How totals work
Sportsbook RI posts a number, both teams’ scores are added together at game end, and you bet whether the combined total goes over or under that number. Example for a Celtics–Knicks game:
- Over 224.5 (−110) — combined score must be 225 or higher
- Under 224.5 (−110) — combined score must be 224 or lower
Final score 119–106 = 225 total → Over wins. Final 110–98 = 208 → Under wins.
Half points matter a lot
Most totals are posted with a half-point hook (224.5, 47.5, 8.5) specifically so there can never be a push. A whole-number total (47, 224) means the game could land exactly there and your bet refunds.
What moves a total
Totals are the most weather- and pace-sensitive market:
- NFL: wind speed over 15 mph drops totals 3–6 points. Rain less so. Snow rarely moves totals as much as bettors think.
- NBA: pace is everything. Two top-five pace teams playing each other = high total. Two bottom-five pace teams = low total.
- MLB: wind direction at Fenway, temperature (warm air = more home runs), bullpens, umpire strike zones.
- NHL: starting goalies are everything. Backup goalies often push totals up 0.5–1.

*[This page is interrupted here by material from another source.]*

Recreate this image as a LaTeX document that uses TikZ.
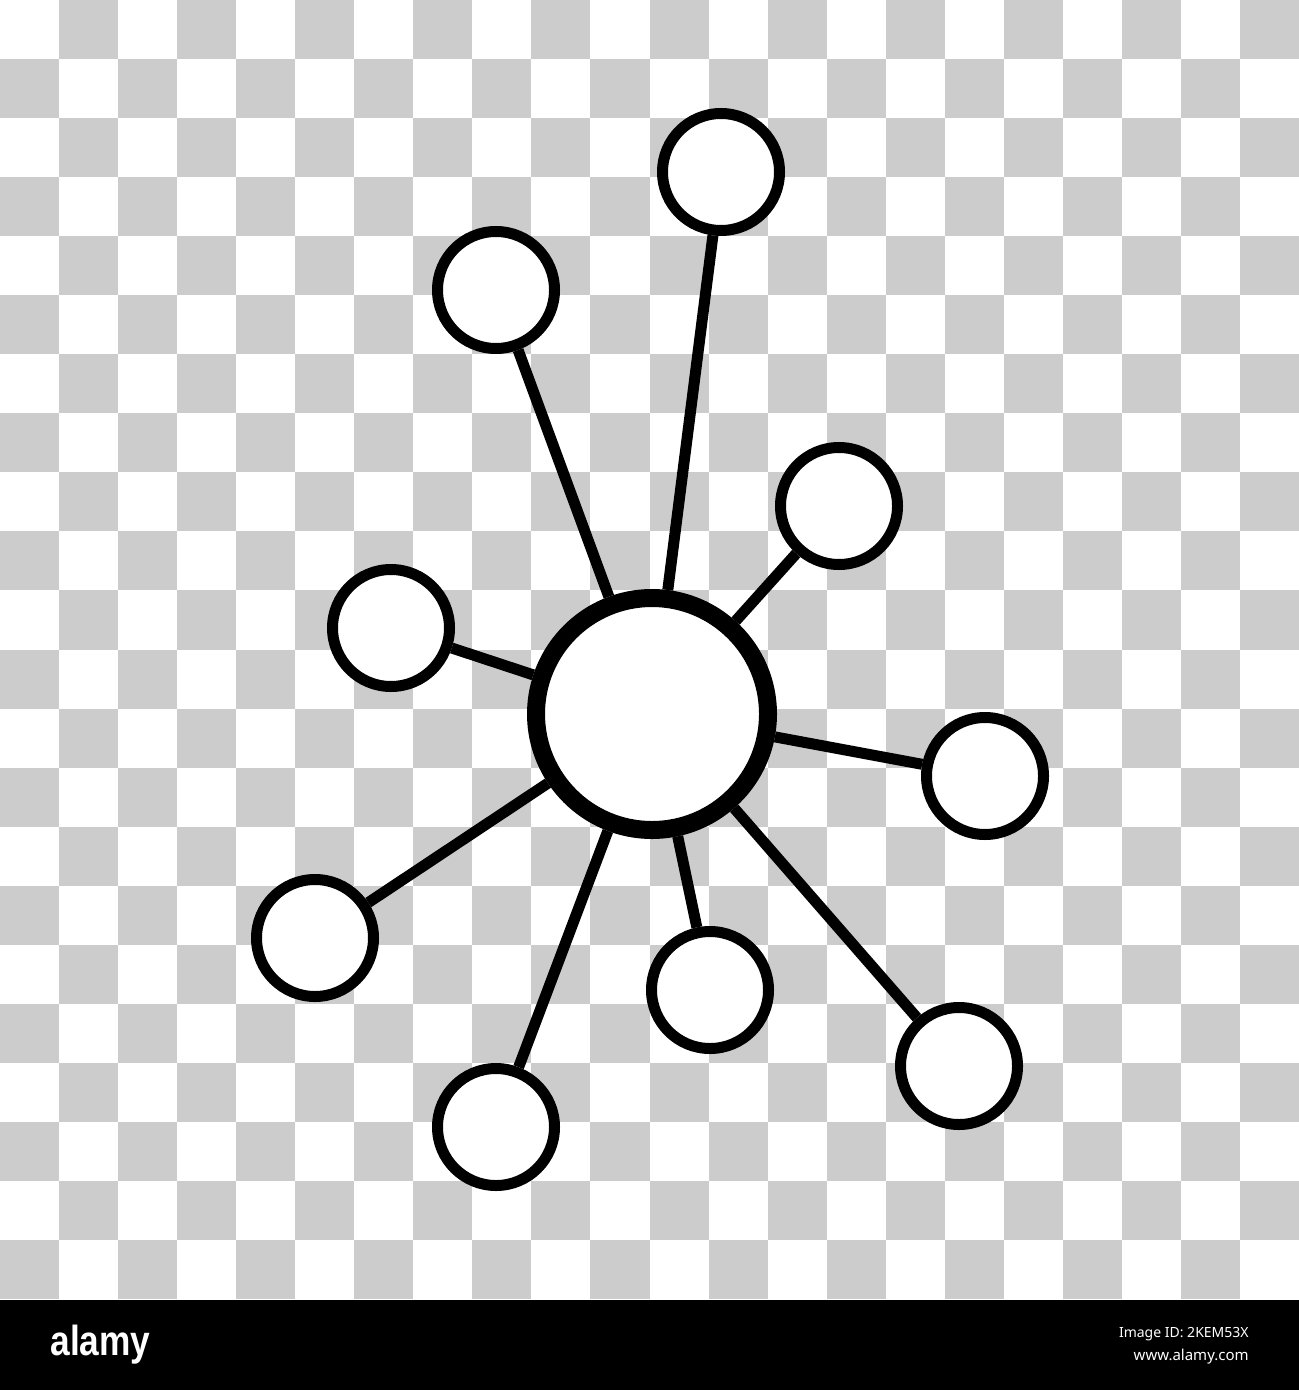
\documentclass[tikz,border=0pt]{standalone}
\usepackage{fontspec}
\setmainfont{Noto Sans}
\newfontfamily\logofont{Liberation Sans}
\usetikzlibrary{arrows.meta}
\definecolor{checker}{HTML}{CCCCCC}

\begin{document}
\begin{tikzpicture}[x=0.5pt,y=-0.5pt,line join=bevel,
  hub/.style={circle,draw=black,fill=white,line width=9pt,minimum size=116pt,inner sep=0pt},
  leaf/.style={circle,draw=black,fill=white,line width=5.5pt,minimum size=58.5pt,inner sep=0pt},
  link/.style={black,line width=5.5pt},
  caption/.style={text=white,inner sep=0pt}]
%%
\useasboundingbox (0,0) rectangle (1299,1390);
\fill[white] (0,0) rectangle (1299,1300);
\foreach \i in {0,...,21}
  \foreach \j in {0,...,21}
    {\pgfmathtruncatemacro\odd{mod(\i+\j,2)}
     \ifnum\odd=1 \fill[checker] (\i*59.045,\j*59.045) rectangle ++(59.045,59.045);\fi}
\fill[black] (0,1300) rectangle (1299,1390);
%
\node (node_0) at (652,714) [hub] {};
  \node (node_1) at (721,172) [leaf] {};
  \node (node_2) at (496,290) [leaf] {};
  \node (node_3) at (839,506) [leaf] {};
  \node (node_4) at (391,628) [leaf] {};
  \node (node_5) at (985,776) [leaf] {};
  \node (node_6) at (315,938) [leaf] {};
  \node (node_7) at (710,990) [leaf] {};
  \node (node_8) at (496,1127) [leaf] {};
  \node (node_9) at (959,1066) [leaf] {};
  \foreach \n in {1,...,9}
    \draw [link] (node_0) -- (node_\n);
%
\node (logo) at (50,1355) [caption,anchor=base west] {\logofont\bfseries\fontsize{21pt}{21pt}\selectfont\scalebox{0.84}[1]{alamy}};
  \node (image_id) at (1249,1337) [caption,anchor=base east] {\fontsize{7pt}{8pt}\selectfont Image ID: 2KEM53X};
  \node (site) at (1249,1360) [caption,anchor=base east] {\fontsize{7.5pt}{9pt}\selectfont\bfseries www.alamy.com};
%
\end{tikzpicture}
\end{document}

Half-totals and team totals
Sportsbook RI also offers:
- Half/quarter totals — first-half over/under, first-quarter total. Useful when you have a read on a team’s start.
- Team totals — bet only on one team’s score (e.g., Patriots over 22.5). Removes the variance of the opponent’s offense.
- Alternate totals — different total lines at different prices.
Live totals
Live totals update every play. A fast first quarter pushes the total up; a defensive slog drops it. The most efficient live total bets are usually contrarian — backing the under after an early shootout, or the over when a slow start has reset expectations.
Strategy: don’t anchor on the team you like
Many bettors pick a team they like to win, then assume the total will be high because "my team will score." That’s a logic error. The total is about both teams. If you love the Patriots’ defense, the under is the bet — not the over.